In order to measure the maximum glitch energy, the transition of input digital codes to DAC has been made from "011111111111" to "100000000000", such that the glitch energy has been measured to be 23 pV-s as shown in Fig. 6.

The most important performance aspect for the communication applications is output spectrum of the the DAC. As an input signal of 1 MHz was applied to the DAC with a sampling frequency of 120 MHz, the DAC was able to reconstruct the original sinusoidal wave with SFDR of 75 dB and THD of $-73$ dB, as presented in Fig. 7. Figure 8 shows the SFDR as a function of the output signal frequency under different sample rates. When the signal is closer to the Nyquist rate, SFDRs are about 55–60 dB. DAC's noise performance could be characterized by noise spectral density (NSD) which is the noise power per unit of bandwidth. Figure 9 shows the NSD with respect to output signal frequency under 120 MHz sample rate. Table 1 summarizes the performance comparison of the proposed DAC with those of the 12-bit two channel DACs published previously.

4. Conclusion

In this paper, a 12-bit two channel current-steering DAC is demonstrated. It operates on two power supplies, 1.2 V for digital circuits and 2.5 V for analog circuits. An on-chip 8-bits bidirectional gain matching circuitry is used to improve matching performance between the I and Q channels. The gain match between the I-channel DAC and the Q-channel DAC is measured to be approximately 0.13% by gain adjustment.
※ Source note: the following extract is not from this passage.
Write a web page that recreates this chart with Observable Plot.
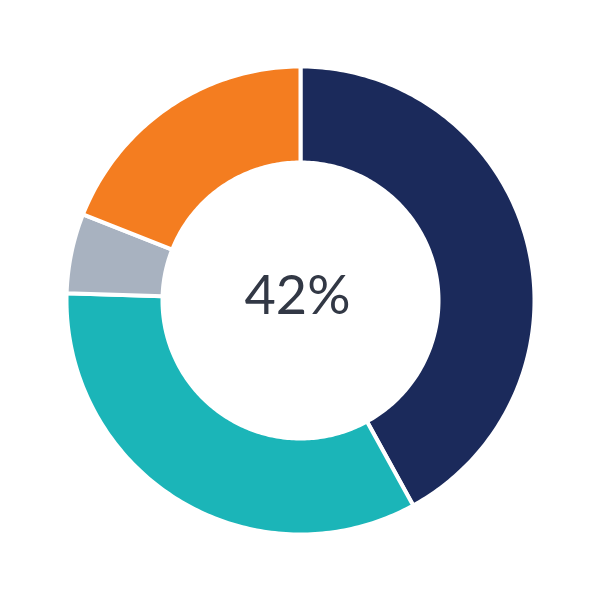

An improved switch and current cells are used to get better dynamic performance for the DAC under different output current and common voltage. Measurement shows SFDR is about 75 dBc at an output of 1 MHz sine wave when clocked at 120 MHz. The core area of the DAC is 1.08 mm$^{2}$ and the total power consumption is 62 mW under 120 MHz sample rate.